Let me be clear about this: less than one percent of all Americans have so far been tested for COVID-19. Over the past two weeks the number of tests being administered per day in the U.S has increased from 100,000 to 135,000 per day. While that is a 35 percent increase in daily tests, during that same two week period there has been an almost 500 percent increase in number of COVID-19 infections in the US; an 82 percent  increase in the number of daily cases; and a six percent increase (from 17 to 23 percent) in the percentage of American testing positive.

Colorado Department of Health personnel conducting the drive-through testing, assisted by National Guard members, performed tests on residents at the Chaffee County Fairgrounds Saturday, March 21.

The bottom line is that we do not have timely, accurate information about the spread of the disease across the U.S. and within states, regardless of whether it is spreading in urban, suburban, semi-rural, or rural areas, because we are not testing enough.

NPR reported yesterday that the Trump administration was going to end the Federal funding for state and municipal testing sites on Friday April 10th. This would have been disastrous.

The reason that states and municipalities are relying on the federal government for resources, both financial and material, is because of the unique nature of the U.S. federal systems. During times of crises, especially natural disasters, states and municipalities rely on the federal government, regardless of who is president or which parties make up the majorities in congress. This is because the federal government can run a deficit, while states and municipalities are prohibited from doing so by state constitutions and municipal charters.

The United States is not a confederation; either in the sense of the Articles of Confederation or the Confederate constitution. It is a federal system that divides powers, authorities, and responsibilities among the U.S. government, the state governments, and municipal governments. Right now states and municipalities are financially strained because of the economic downturn resulting from the coronavirus (SARS-CoV)2 and COVID-19 pandemic. States do not have the financial reserves to pay for wide scale testing. Nor are they allowed to deficit-spend to do so. Only the federal government has the ability to backstop this effort.

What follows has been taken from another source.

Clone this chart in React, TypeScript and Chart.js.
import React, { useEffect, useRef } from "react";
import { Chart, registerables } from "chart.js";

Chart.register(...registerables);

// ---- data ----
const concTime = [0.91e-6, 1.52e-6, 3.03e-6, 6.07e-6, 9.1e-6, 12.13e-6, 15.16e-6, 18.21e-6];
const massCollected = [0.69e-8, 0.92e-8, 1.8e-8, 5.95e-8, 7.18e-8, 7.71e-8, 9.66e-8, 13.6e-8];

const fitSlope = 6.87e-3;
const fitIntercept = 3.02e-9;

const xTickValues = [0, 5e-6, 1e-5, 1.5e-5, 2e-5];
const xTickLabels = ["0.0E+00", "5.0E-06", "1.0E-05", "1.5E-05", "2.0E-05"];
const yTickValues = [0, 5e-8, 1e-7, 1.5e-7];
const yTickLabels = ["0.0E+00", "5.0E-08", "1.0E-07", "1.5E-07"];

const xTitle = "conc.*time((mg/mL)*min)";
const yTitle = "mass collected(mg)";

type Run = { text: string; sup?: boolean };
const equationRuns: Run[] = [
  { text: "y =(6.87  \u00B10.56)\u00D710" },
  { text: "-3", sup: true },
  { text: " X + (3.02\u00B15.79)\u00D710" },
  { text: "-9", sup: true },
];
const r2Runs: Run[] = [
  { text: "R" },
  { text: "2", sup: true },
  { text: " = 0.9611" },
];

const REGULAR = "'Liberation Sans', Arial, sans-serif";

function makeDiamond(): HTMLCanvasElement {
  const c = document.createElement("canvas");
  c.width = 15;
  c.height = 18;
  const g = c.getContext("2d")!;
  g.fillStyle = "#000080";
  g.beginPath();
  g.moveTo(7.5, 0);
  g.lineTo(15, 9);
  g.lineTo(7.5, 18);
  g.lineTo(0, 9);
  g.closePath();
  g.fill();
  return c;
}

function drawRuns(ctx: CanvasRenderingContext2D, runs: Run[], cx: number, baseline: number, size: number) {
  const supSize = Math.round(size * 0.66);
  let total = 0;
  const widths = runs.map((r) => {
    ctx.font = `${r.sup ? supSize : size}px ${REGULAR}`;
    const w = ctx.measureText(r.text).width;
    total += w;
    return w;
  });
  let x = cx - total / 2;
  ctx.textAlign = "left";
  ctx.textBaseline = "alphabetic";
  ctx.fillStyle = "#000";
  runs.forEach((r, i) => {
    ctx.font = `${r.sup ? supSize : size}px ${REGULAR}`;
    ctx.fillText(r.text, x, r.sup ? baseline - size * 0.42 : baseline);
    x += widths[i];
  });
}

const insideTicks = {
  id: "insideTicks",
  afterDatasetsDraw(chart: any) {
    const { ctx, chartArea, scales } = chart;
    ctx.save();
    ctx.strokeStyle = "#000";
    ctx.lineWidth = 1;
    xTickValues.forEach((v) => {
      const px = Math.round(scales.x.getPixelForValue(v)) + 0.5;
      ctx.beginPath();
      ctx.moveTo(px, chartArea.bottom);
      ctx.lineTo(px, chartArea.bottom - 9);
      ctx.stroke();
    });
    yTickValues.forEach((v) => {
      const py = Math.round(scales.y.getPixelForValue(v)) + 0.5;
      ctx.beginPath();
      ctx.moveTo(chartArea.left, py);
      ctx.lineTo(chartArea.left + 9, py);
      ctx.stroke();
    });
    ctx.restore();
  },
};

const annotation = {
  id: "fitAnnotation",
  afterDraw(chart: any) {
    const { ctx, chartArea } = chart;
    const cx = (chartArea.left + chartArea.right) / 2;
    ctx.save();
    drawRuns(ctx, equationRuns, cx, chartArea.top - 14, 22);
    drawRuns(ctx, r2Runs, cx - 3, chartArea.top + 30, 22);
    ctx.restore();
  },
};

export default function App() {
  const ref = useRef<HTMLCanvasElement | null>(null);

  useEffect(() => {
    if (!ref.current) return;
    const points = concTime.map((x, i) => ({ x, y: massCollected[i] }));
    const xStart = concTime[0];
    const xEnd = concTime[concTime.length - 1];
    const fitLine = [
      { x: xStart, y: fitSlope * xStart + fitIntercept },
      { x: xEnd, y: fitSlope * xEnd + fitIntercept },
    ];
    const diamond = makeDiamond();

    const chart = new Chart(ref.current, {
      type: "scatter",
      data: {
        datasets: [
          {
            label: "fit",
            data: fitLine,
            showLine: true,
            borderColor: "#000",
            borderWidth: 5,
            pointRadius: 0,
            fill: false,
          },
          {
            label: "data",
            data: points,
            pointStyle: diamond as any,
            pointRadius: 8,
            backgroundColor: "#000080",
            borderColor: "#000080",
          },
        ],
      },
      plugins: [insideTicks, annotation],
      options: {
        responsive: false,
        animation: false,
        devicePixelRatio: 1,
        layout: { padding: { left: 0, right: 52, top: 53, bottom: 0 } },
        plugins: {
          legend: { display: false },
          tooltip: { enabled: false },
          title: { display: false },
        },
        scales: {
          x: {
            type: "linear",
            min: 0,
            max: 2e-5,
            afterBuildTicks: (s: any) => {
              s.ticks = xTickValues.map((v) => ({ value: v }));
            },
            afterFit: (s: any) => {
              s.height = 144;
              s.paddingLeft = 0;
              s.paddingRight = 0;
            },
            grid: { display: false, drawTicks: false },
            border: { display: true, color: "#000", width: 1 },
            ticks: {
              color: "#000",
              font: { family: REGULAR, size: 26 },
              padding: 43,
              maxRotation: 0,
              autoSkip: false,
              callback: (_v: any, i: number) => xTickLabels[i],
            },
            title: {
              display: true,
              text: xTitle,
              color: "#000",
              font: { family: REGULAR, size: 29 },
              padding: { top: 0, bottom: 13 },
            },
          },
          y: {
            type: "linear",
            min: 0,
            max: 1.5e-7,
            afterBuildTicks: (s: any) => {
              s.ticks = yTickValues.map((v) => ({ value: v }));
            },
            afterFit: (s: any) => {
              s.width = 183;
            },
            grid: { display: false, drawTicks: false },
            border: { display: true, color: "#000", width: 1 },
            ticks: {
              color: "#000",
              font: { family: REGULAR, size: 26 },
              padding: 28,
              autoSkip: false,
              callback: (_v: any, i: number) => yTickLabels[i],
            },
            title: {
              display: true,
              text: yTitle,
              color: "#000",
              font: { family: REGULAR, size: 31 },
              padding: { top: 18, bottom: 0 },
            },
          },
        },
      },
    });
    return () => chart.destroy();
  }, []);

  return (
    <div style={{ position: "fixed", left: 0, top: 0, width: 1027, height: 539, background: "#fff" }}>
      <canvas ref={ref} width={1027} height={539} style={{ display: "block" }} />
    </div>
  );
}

The good news is that someone in the Trump administration reversed this decision today. The Department of Health and Human Services (HHS) has announced that states now have a choice: they can either take over and fund testing themselves or they can continue to rely on federal funding and oversight to continue testing. The reversal of this decision is good news.

The only way that it will be possible to re-open the U.S. and begin to get people back to work without risking a second wave of community spread based infections is to test widely. Testing widely means not only doing the slow RNA tests to determine if someone is currently infected, but also the faster antibody (serology) tests that are beginning to come online. These tests will indicate if someone is, or was, infected with COVID-19. It is these rapid antibody tests that will have to be administered repeatedly, until either a treatment, or a vaccine for COVID-19, is developed and determined to be both safe and effective to combat COVID-19 in humans.

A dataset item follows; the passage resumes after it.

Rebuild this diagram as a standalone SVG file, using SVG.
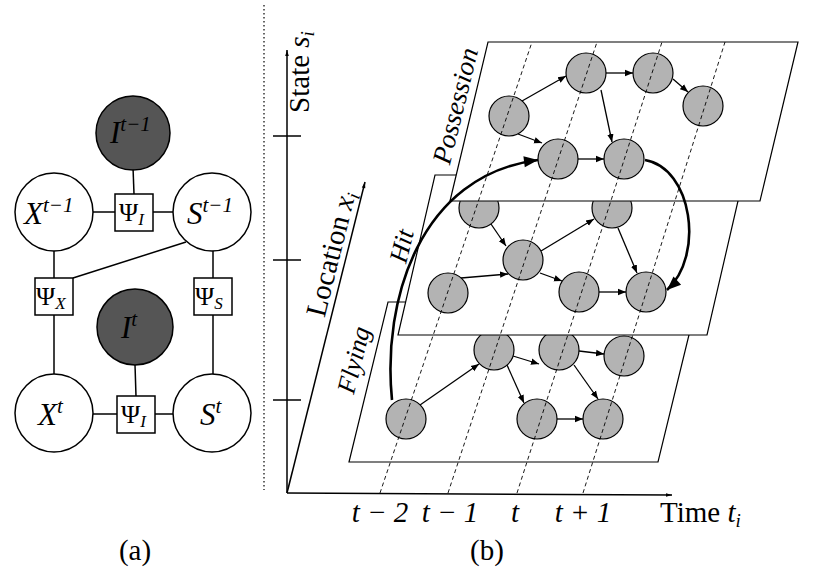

The timely, accurate data derived from testing as many Americans as possible is what federal, state, and local decision makers need, in order to make the best decisions possible about how to respond to COVID-19. This includes how long Americans need to socially isolate and shelter in place.

As the federal government continues its efforts to respond to the pandemic by getting necessary supplies to states and municipalities — personal protective equipment (PPE), ventilators, and other necessary medical supplies — it needs to seriously increase the amount of testing for COVID-19. The only way to know where to direct the necessary supplies and to be able to make the best decisions possible in responding to the pandemic is to using timely, accurate information about its spread. The only way to have timely, accurate information about the spread throughout the U.S. is by widespread testing.